Each year, Lincoln Center puts together the American Songbook series, meant to celebrate songwriting while expanding the idea of what makes up the canon of music classics. Bluegrass artists, R&B songwriters, an Inuk throat singer (the mesmerizing Tanya Tagaq) and others are on a diverse roster of performers from almost all corners of the musical map, showing the breadth and depth of what is capable in songcraft.
amNewYork caught up with a few of the artists from the series to ask them each the same question: Since the American Songbook series celebrates songwriting in all of its forms, what to you makes a song that stands the test of time? Here’s what we heard.
Joan Shelley
Perhaps it is when a song speaks to the kind of distances and longings we feel as humans. (Not just sad longing; even in sacred or celebratory music, it’s calling up the feeling, arousing it from somewhere else and amplifying it.) It seems to me that in the great songs, the melody and words are inseparable, fused things. Anyone would recognize the feeling regardless of knowing the language. (March 22, Penthouse)
Matt Gould
There’s no surefire formula. Sometimes a song comes along that defines a moment in history (“Strange Fruit” by Abel Meeropol); sometimes it strikes an emotional chord with a group of people (“Seasons of Love” by Jonathan Larson); sometimes only in retrospect do we understand how meaningful a song is (“Hallelujah” by Leonard Cohen). In any case, the music has emotional resonance and relevance to a moment in the past and a moment in the present. (March 27, Penthouse)
Griffin Matthews
Universality, specificity, and a killer melody. I recently heard “Not a Day Goes By” (sung beautifully by Whitney Bashor) in a production of “Merrily We Roll Along” and was blown away by how relevant that song is. It will never get old. For as long as love exists in the world, it will resonate with those who have had a great romance, and then lost it. (March 27, Penthouse)

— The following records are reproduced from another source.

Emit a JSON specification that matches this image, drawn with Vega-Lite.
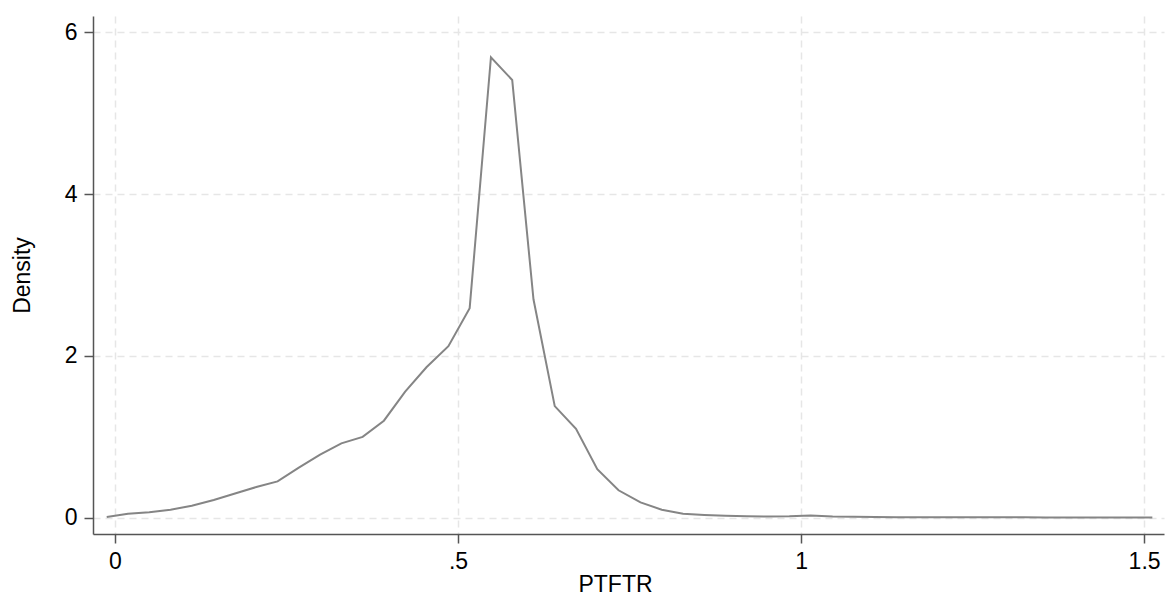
{
  "$schema": "https://vega.github.io/schema/vega-lite/v6.json",
  "width": 1071,
  "height": 518,
  "autosize": {"type": "none"},
  "padding": {"left": 93, "top": 16, "right": 9, "bottom": 63},
  "background": "white",
  "config": {
    "view": {"stroke": null},
    "axis": {
      "domainColor": "#555555",
      "domainWidth": 1.5,
      "tickColor": "#555555",
      "tickWidth": 1.5,
      "tickSize": 9,
      "labelFont": "Liberation Sans",
      "labelFontSize": 23,
      "labelColor": "#000000",
      "titleFont": "Liberation Sans",
      "titleFontSize": 23,
      "titleFontWeight": "normal",
      "titleColor": "#000000",
      "gridColor": "#e6e6e6",
      "gridDash": [7, 5],
      "gridWidth": 1.5
    }
  },
  "data": {
    "values": [
      {"x": -0.012, "y": 0.01},
      {"x": 0.019, "y": 0.05},
      {"x": 0.050, "y": 0.07},
      {"x": 0.081, "y": 0.10},
      {"x": 0.112, "y": 0.15},
      {"x": 0.144, "y": 0.22},
      {"x": 0.175, "y": 0.30},
      {"x": 0.206, "y": 0.38},
      {"x": 0.237, "y": 0.45},
      {"x": 0.268, "y": 0.62},
      {"x": 0.299, "y": 0.78},
      {"x": 0.330, "y": 0.92},
      {"x": 0.361, "y": 1.00},
      {"x": 0.392, "y": 1.20},
      {"x": 0.423, "y": 1.56},
      {"x": 0.454, "y": 1.86},
      {"x": 0.486, "y": 2.12},
      {"x": 0.517, "y": 2.59},
      {"x": 0.548, "y": 5.69},
      {"x": 0.579, "y": 5.41},
      {"x": 0.610, "y": 2.70},
      {"x": 0.641, "y": 1.38},
      {"x": 0.672, "y": 1.10},
      {"x": 0.703, "y": 0.60},
      {"x": 0.734, "y": 0.34},
      {"x": 0.766, "y": 0.19},
      {"x": 0.797, "y": 0.10},
      {"x": 0.828, "y": 0.05},
      {"x": 0.859, "y": 0.035},
      {"x": 0.890, "y": 0.025},
      {"x": 0.921, "y": 0.02},
      {"x": 0.952, "y": 0.015},
      {"x": 0.983, "y": 0.018},
      {"x": 1.014, "y": 0.03},
      {"x": 1.046, "y": 0.015},
      {"x": 1.077, "y": 0.012},
      {"x": 1.108, "y": 0.01},
      {"x": 1.139, "y": 0.008},
      {"x": 1.170, "y": 0.008},
      {"x": 1.201, "y": 0.008},
      {"x": 1.232, "y": 0.007},
      {"x": 1.263, "y": 0.007},
      {"x": 1.294, "y": 0.006},
      {"x": 1.325, "y": 0.006},
      {"x": 1.357, "y": 0.005},
      {"x": 1.388, "y": 0.005},
      {"x": 1.419, "y": 0.005},
      {"x": 1.450, "y": 0.004},
      {"x": 1.481, "y": 0.004},
      {"x": 1.512, "y": 0.004}
    ]
  },
  "mark": {"type": "line", "color": "#858585", "strokeWidth": 2},
  "encoding": {
    "x": {
      "field": "x",
      "type": "quantitative",
      "title": "PTFTR",
      "scale": {"domain": [-0.032, 1.529], "nice": false, "zero": false},
      "axis": {
        "values": [0, 0.5, 1, 1.5],
        "labelExpr": "datum.value == 0.5 ? '.5' : toString(datum.value)",
        "labelPadding": 7,
        "titlePadding": 0,
        "titleX": 522
      }
    },
    "y": {
      "field": "y",
      "type": "quantitative",
      "title": "Density",
      "scale": {"domain": [-0.2, 6.2], "nice": false, "zero": false},
      "axis": {
        "values": [0, 2, 4, 6],
        "labelAngle": 0,
        "labelPadding": 7,
        "titlePadding": 30
      }
    }
  }
}
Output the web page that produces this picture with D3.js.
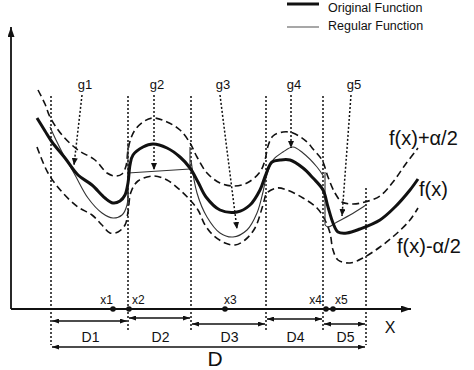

Page Burkum of The Cactus Blossoms
Before we could record songs, the only way to keep them alive was to write it down or, in the case of folk music, to pass them on by singing them within a community over generations. Some songs are forgotten the minute after they end, but others stick with us. When it’s time to party we have “I Feel Good,” when we’re lonely we have “I’m So Lonesome I Could Cry,” when we need to stand our ground we have “I Shall Not Be Moved” and the list goes on. No songwriter will never know if their song will be remembered after they’re gone, but we’re thankful for the songs that last. (March 28, Penthouse)
Andrew Lippa
Why, many years, of course! (Feb. 1, Appel Room)
If you go: The American Songbook series begins with Andrew Lippa and Friends on Feb. 1 at 8:30 p.m. at the Lincoln Center’s Appel Room, 10 Columbus Circle, 212-258-9800, $75-$145.